UNISON celebrates NHS 70th birthday with the Mayor of London

NHS employers and staff joined together to celebrate 70 years of the NHS at City Hall on Wednesday 4 July at the invitation of UNISON and the Mayor of London, Sadiq Khan.

The seminar was one in a series of events across the capital this week recognising the extraordinary work that takes place every day in our NHS.

The event, chaired by Greater London Regional Secretary Maggi Ferncombe Speakers saw speakers express caution over the future of our health service at a time where it is threatened like never before.

Opening the event, Maggi Ferncombe said: “This is about celebrating everything that makes our NHS the greatest achievement of our movement.
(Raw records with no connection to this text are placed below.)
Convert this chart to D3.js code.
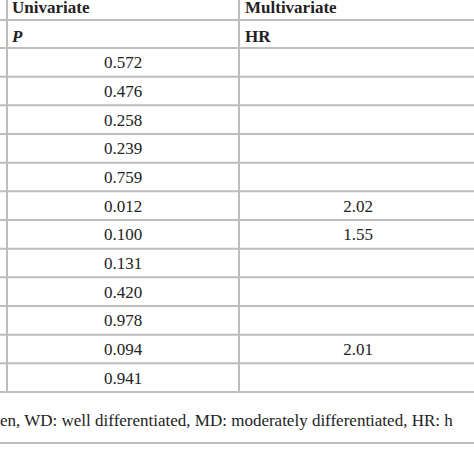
<!DOCTYPE html>
<html><head><meta charset="utf-8">
<script src="https://cdn.jsdelivr.net/npm/d3@7"></script>
<style>body{margin:0;background:#fff} text{font-family:"Liberation Serif","DejaVu Serif",serif}</style>
</head><body>
<svg id="t" width="474" height="474"></svg>
<script>
var pValues = ["0.572","0.476","0.258","0.239","0.759","0.012","0.100","0.131","0.420","0.978","0.094","0.941"];
var hrValues = ["","","","","","2.02","1.55","","","","2.01",""];
var footnote = "en, WD: well differentiated, MD: moderately differentiated, HR: h";

var svg = d3.select("#t"),
    fs = 17,
    lineCol = "#bdbdbd";

var y = d3.scaleLinear().domain([0, pValues.length]).range([48, 392]);
var rowH = y(1) - y(0);

// horizontal rules
var rules = [20].concat(d3.range(pValues.length + 1).map(function(i) { return y(i); }));
svg.selectAll("line.h").data(rules).enter().append("line")
    .attr("x1", 0).attr("x2", 474)
    .attr("y1", function(d) { return d; }).attr("y2", function(d) { return d; })
    .attr("stroke", lineCol).attr("stroke-width", 2);

// vertical rules
[7, 239].forEach(function(x) {
    svg.append("line").attr("x1", x).attr("x2", x).attr("y1", 0).attr("y2", 392)
        .attr("stroke", lineCol).attr("stroke-width", 2);
});

// headers
function label(x, yy, s) {
    return svg.append("text").attr("x", x).attr("y", yy).text(s)
        .attr("font-size", fs).attr("font-weight", "bold").attr("fill", "#222");
}
label(12, 13, "Univariate");
label(245, 13, "Multivariate");
label(12, 42, "P").attr("font-style", "italic");
label(245, 42, "HR");

// cells
svg.selectAll("text.p").data(pValues).enter().append("text")
    .attr("x", 123).attr("y", function(d, i) { return y(i) + rowH / 2 + 6; })
    .attr("text-anchor", "middle").attr("font-size", fs).attr("fill", "#222")
    .text(function(d) { return d; });
svg.selectAll("text.hr").data(hrValues).enter().append("text")
    .attr("x", 358).attr("y", function(d, i) { return y(i) + rowH / 2 + 6; })
    .attr("text-anchor", "middle").attr("font-size", fs).attr("fill", "#222")
    .text(function(d) { return d; });

// footnote
svg.append("text").attr("x", 0).attr("y", 426).text(footnote)
    .attr("font-size", fs).attr("fill", "#222");
svg.append("line").attr("x1", 0).attr("x2", 474).attr("y1", 443).attr("y2", 443)
    .attr("stroke", lineCol).attr("stroke-width", 2);
</script>
</body></html>
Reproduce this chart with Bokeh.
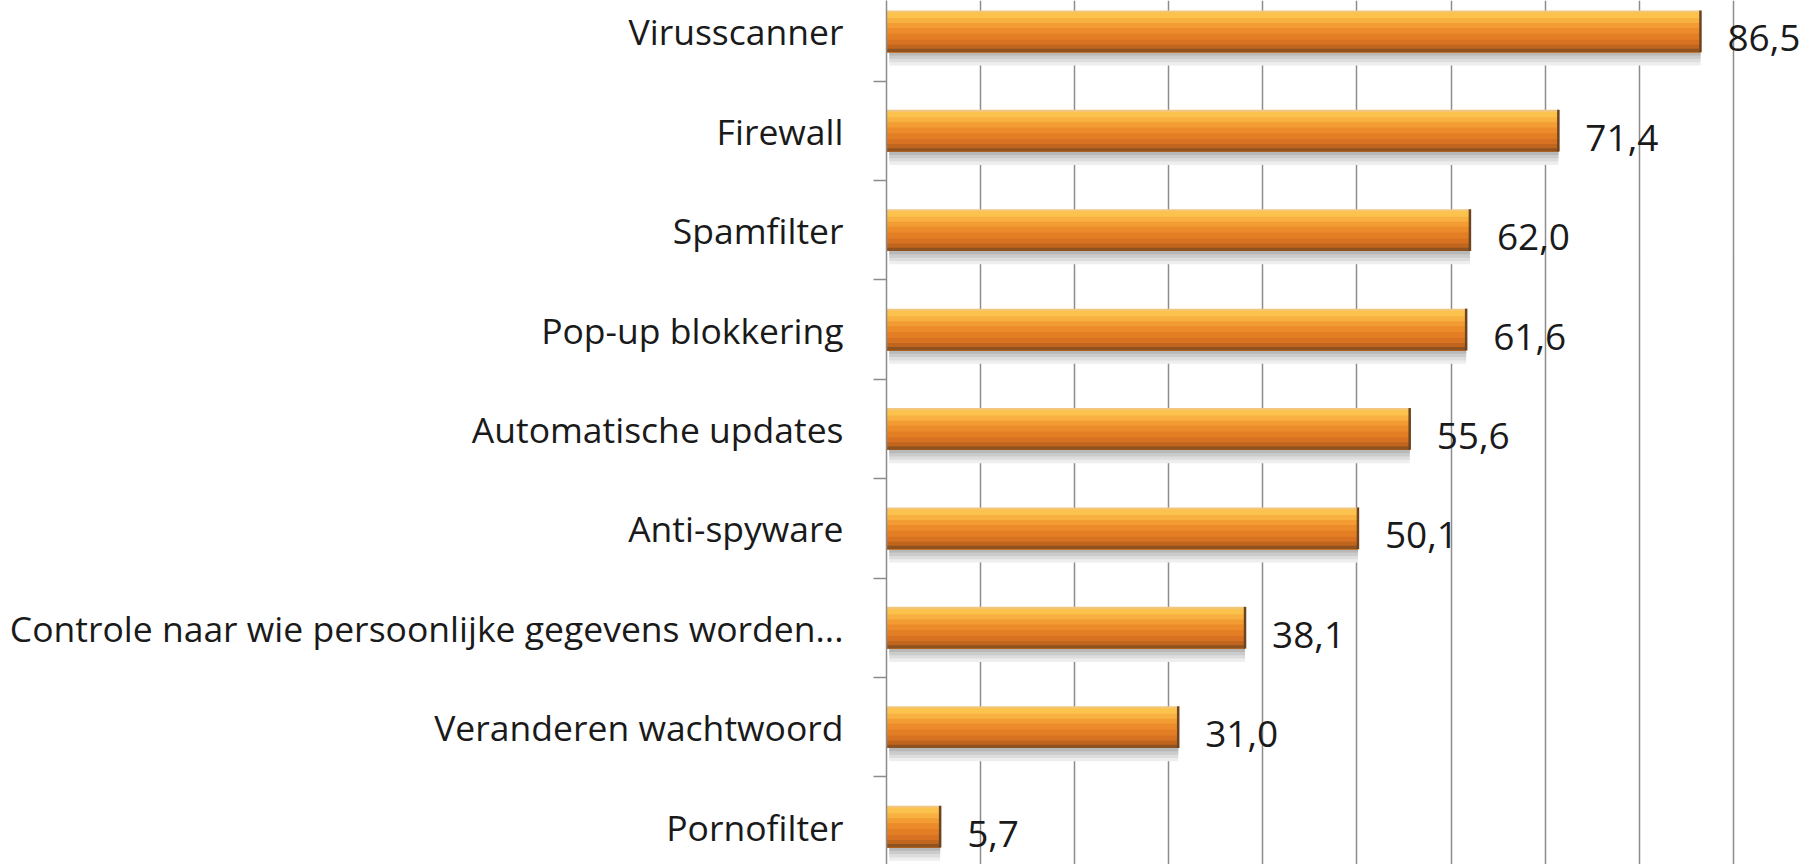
from bokeh.plotting import figure
from bokeh.models import ColumnDataSource, FixedTicker, Range1d
from bokeh.core.properties import value
from bokeh.embed import file_html
from bokeh.resources import INLINE

categories = [
    "Virusscanner",
    "Firewall",
    "Spamfilter",
    "Pop-up blokkering",
    "Automatische updates",
    "Anti-spyware",
    "Controle naar wie persoonlijke gegevens worden...",
    "Veranderen wachtwoord",
    "Pornofilter",
]
values = [86.5, 71.4, 62.0, 61.6, 55.6, 50.1, 38.1, 31.0, 5.7]
grid_ticks = [10, 20, 30, 40, 50, 60, 70, 80, 90]

n = len(categories)
ypos = [n - 1 - i for i in range(n)]
labels = [f"{v:.1f}".replace(".", ",") for v in values]

BAR_H = 0.42
src = ColumnDataSource(dict(y=ypos, v=values, lab=labels,
                            y0=[y - BAR_H / 2 for y in ypos],
                            y1=[y + BAR_H / 2 for y in ypos]))

p = figure(width=1819, height=864, output_backend="svg", toolbar_location=None,
           x_range=Range1d(0, 99.15), y_range=Range1d(-0.382, 8.31),
           min_border_left=886, min_border_right=0, min_border_top=0, min_border_bottom=0)
p.outline_line_color = None
p.background_fill_color = "white"
p.border_fill_color = "white"

p.xaxis.visible = False
p.ygrid.grid_line_color = None
p.xgrid.ticker = FixedTicker(ticks=grid_ticks)
p.xgrid.grid_line_color = "#8c8c8c"
p.xgrid.grid_line_width = 1.5

yax = p.yaxis[0]
yax.ticker = FixedTicker(ticks=ypos, minor_ticks=[k + 0.5 for k in range(-1, n)])
yax.major_label_overrides = {y: c for y, c in zip(ypos, categories)}
yax.major_tick_line_color = None
yax.major_tick_out = 0
yax.major_tick_in = 0
yax.minor_tick_line_color = "#8c8c8c"
yax.minor_tick_line_width = 1.5
yax.minor_tick_out = 13
yax.minor_tick_in = 0
yax.axis_line_color = "#8c8c8c"
yax.axis_line_width = 1.5
yax.major_label_standoff = 30
yax.major_label_text_font = "Open Sans"
yax.major_label_text_font_size = "35.5px"
yax.major_label_text_color = "#1a1a1a"

# shadow below the bar (fraction of bar height below bottom, colour), painted outermost first
shadow = [(0.32, "#eeeeee"), (0.24, "#dddddd"), (0.16, "#cbcbcb"), (0.08, "#b8b8b8")]
for f, col in shadow:
    p.hbar(y=[y - BAR_H / 2 - f / 2 * BAR_H for y in ypos],
           right=values, left=0.3, height=f * BAR_H,
           fill_color=col, line_color=None)

# vertical gradient of the bar (fraction from top where band starts, colour);
# each band reaches to the bar bottom and is overdrawn by the next one
bands = [(0.00, "#f3c67e"), (0.05, "#fbc24c"), (0.18, "#f8b040"),
         (0.30, "#f29c33"), (0.42, "#eb8b2a"), (0.56, "#e37e25"),
         (0.70, "#d77222"), (0.82, "#bf651e"), (0.92, "#8d521f")]
for f0, col in bands:
    p.hbar(y=[y - BAR_H / 2 + (1 - f0) / 2 * BAR_H for y in ypos],
           right=values, left=0, height=(1 - f0) * BAR_H,
           fill_color=col, line_color=None)

# right end edge
p.segment(x0="v", x1="v", y0="y0", y1="y1", source=src,
          line_color="#6e4420", line_width=2.5)

p.text(x="v", y="y", text="lab", source=src, x_offset=27, y_offset=7,
       text_font=value("Open Sans"), text_font_size="37px",
       text_baseline="middle", text_align="left", text_color="#1a1a1a")

open("out.html", "w").write(file_html(p, INLINE))
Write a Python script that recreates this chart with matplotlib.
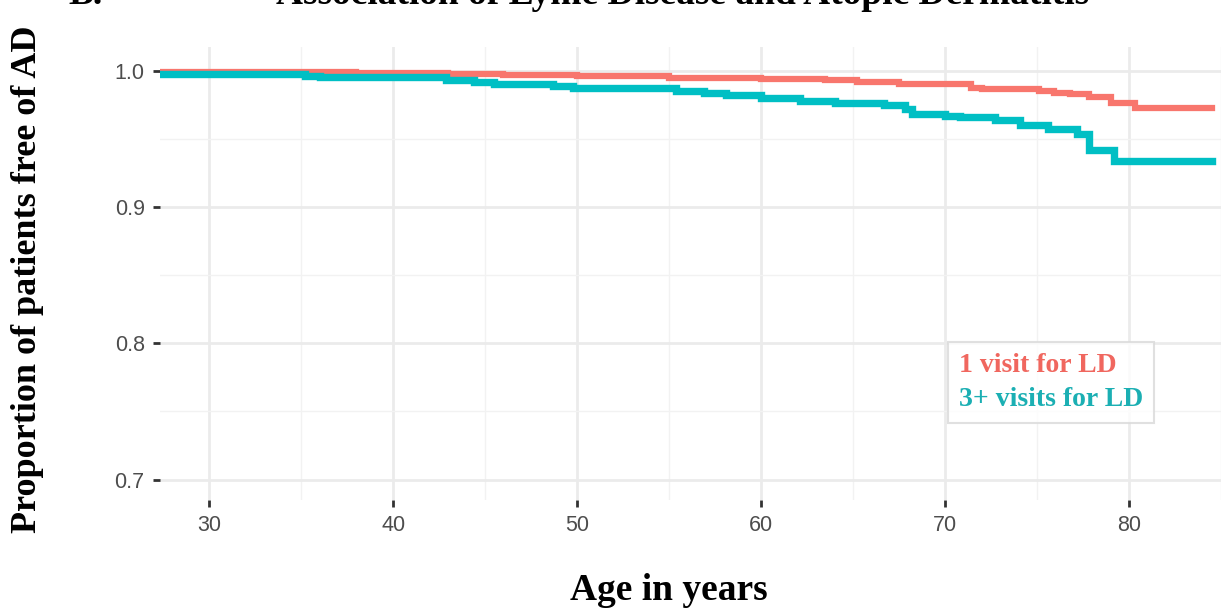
import numpy as np
import matplotlib
matplotlib.use("Agg")
import matplotlib.pyplot as plt
from matplotlib.lines import Line2D

# --- Data ---
ages_1visit = [27.3, 33.0, 38.0, 43.0, 46.0, 50.0, 52.0, 55.0, 57.0, 60.0, 63.5,
               65.2, 67.5, 68.9, 71.4, 72.0, 75.1, 75.9, 76.8, 77.8, 79.0, 80.3, 84.5]
surv_1visit = [0.9995, 0.999, 0.9985, 0.998, 0.997, 0.9965, 0.996, 0.995, 0.9945,
               0.994, 0.9935, 0.992, 0.9905, 0.990, 0.9875, 0.9865, 0.9855, 0.984,
               0.983, 0.981, 0.9765, 0.9725, 0.9725]

ages_3visits = [27.3, 35.2, 36.0, 42.9, 44.4, 45.5, 48.7, 49.8, 55.4, 56.9, 58.1,
                60.0, 62.1, 64.0, 66.7, 67.8, 68.2, 70.0, 70.8, 72.7, 74.1, 75.6,
                77.2, 77.8, 79.2, 84.5]
surv_3visits = [0.9975, 0.9965, 0.9955, 0.9935, 0.9918, 0.9905, 0.9892, 0.9875,
                0.985, 0.984, 0.982, 0.980, 0.978, 0.9766, 0.975, 0.972, 0.9686,
                0.967, 0.9662, 0.9638, 0.9606, 0.9572, 0.9534, 0.942, 0.934, 0.934]

labels = ["1 visit for LD", "3+ visits for LD"]
colors = ["#F8766D", "#00BFC4"]
text_colors = ["#F0675F", "#1BAFB3"]
x_ticks = [30, 40, 50, 60, 70, 80]
y_ticks = [0.7, 0.8, 0.9, 1.0]

serif = ["Liberation Serif", "DejaVu Serif"]
sans = ["Liberation Sans", "DejaVu Sans"]

fig = plt.figure(figsize=(12.21, 6.11), dpi=100)
ax = fig.add_axes([160 / 1221, 1 - 500 / 611, 1061 / 1221, 453 / 611])

ax.step(ages_1visit, surv_1visit, where="post", color=colors[0], lw=4.5,
        solid_joinstyle="miter", zorder=3)
ax.step(ages_3visits, surv_3visits, where="post", color=colors[1], lw=5.3,
        solid_joinstyle="miter", zorder=3)

ax.set_xlim(27.33, 84.0)
ax.set_ylim(0.685, 1.0175)
ax.set_xticks(x_ticks)
ax.set_yticks(y_ticks)
ax.set_xticks([35, 45, 55, 65, 75, 85], minor=True)
ax.set_yticks([0.75, 0.85, 0.95], minor=True)
ax.set_yticklabels([f"{v:.1f}" for v in y_ticks])

ax.grid(which="major", color="#EBEBEB", lw=2.0)
ax.grid(which="minor", color="#F2F2F2", lw=1.0)
ax.set_axisbelow(True)
for s in ax.spines.values():
    s.set_visible(False)
ax.tick_params(which="major", length=5, width=2, color="#333333",
               labelsize=15.5, labelcolor="#4D4D4D", pad=6)
ax.tick_params(which="minor", length=0)
for lab in ax.get_xticklabels() + ax.get_yticklabels():
    lab.set_family(sans)

handles = [Line2D([], [], color=c, lw=0) for c in colors]
leg = ax.legend(handles, labels, loc="upper left", bbox_to_anchor=(0.7427, 0.349),
                handlelength=0, handletextpad=0, labelcolor=text_colors,
                prop={"family": serif, "weight": "bold", "size": 20},
                frameon=True, fancybox=False, borderpad=0.4, labelspacing=0.3,
                borderaxespad=0)
leg.get_frame().set_edgecolor("#D9D9D9")
leg.get_frame().set_linewidth(1.5)

fig.text(683 / 1221, 1 - 4 / 611, "Association of Lyme Disease and Atopic Dermatitis",
         ha="center", va="baseline", family=serif, weight="bold", fontsize=27)
fig.text(68 / 1221, 1 - 4 / 611, "B.", ha="left", va="baseline",
         family=serif, weight="bold", fontsize=27)
fig.text(669 / 1221, 11 / 611, "Age in years", ha="center", va="baseline",
         family=serif, weight="bold", fontsize=27)
fig.text(28 / 1221, 1 - 279 / 611, "Proportion of patients free of AD", ha="center",
         va="center", rotation=90, family=serif, weight="bold", fontsize=26)

fig.savefig("out.png", dpi=100)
“Its also about celebrating all staff, not just uniformed staff but cleaners, porters, technicians, administrators, everyone behind the scenes, without whom the NHS simply would not function.”

LAS UNISON Branch Chair Tim Stephens (far left) with his cycle paramedic training cohort

Tim Stephens, London Ambulance Service paramedic and Chair of the LAS UNISON Branch, said:

“My father has often described to me how he survived TB as a child in the early 50s, right at the start of the NHS, and how basic the care was.  But it was care he would never have had without an NHS, coming from a fairly poor inner city family.

“The kind of care the Ambulance Service provides now out on the streets of London and in peoples homes, the developments in how we respond and the high level of continued training clinical staff like me get would have been pretty much unimaginable 70 years ago.

“This is something I am most proud of, in the situations we find ourselves responding to we meet people in need and the care we give is based on what they need, nothing else.”

Deborah O’Dea, Chair for many years of the London NHS HR Directors Network and long-standing HR Director and Acting Trust Chief Executive, currently an NHS Mediator, spoke on the important role the NHS had played in her life and the opportunities it had provided to her.

However, she also warned that the NHS needed to innovate and see increased investment or risk falling behind other developed nations on quality of care and patient outcomes.

She said: “Deprive the NHS of staff and you deprive the country of that knowledge, skill and attitude.

“I am grateful that the Home Office seems now to look more favourably on overseas skilled doctors, nurses, therapists and other essential staff joining the NHS.

“Depriving the NHS of staff is a sure way to bring about its demise.”

Tim Stephens and Dr Rosena Allin-Khan MP cut the cake

Dr Rosena Allin-Khan MP gave a moving speech about her experiences working as an A&E doctor in her Tooting constituency at St George’s Hospital.

She said: “I can sum up what the NHS means to me in four words – a cup of tea.

“It’s the cup of tea I was given when I gave birth and my baby was taken away due to complications.

“It’s the cup of tea I share with paramedics after we’ve done our best to save someone but they haven’t made it. That’s the NHS I fight for.”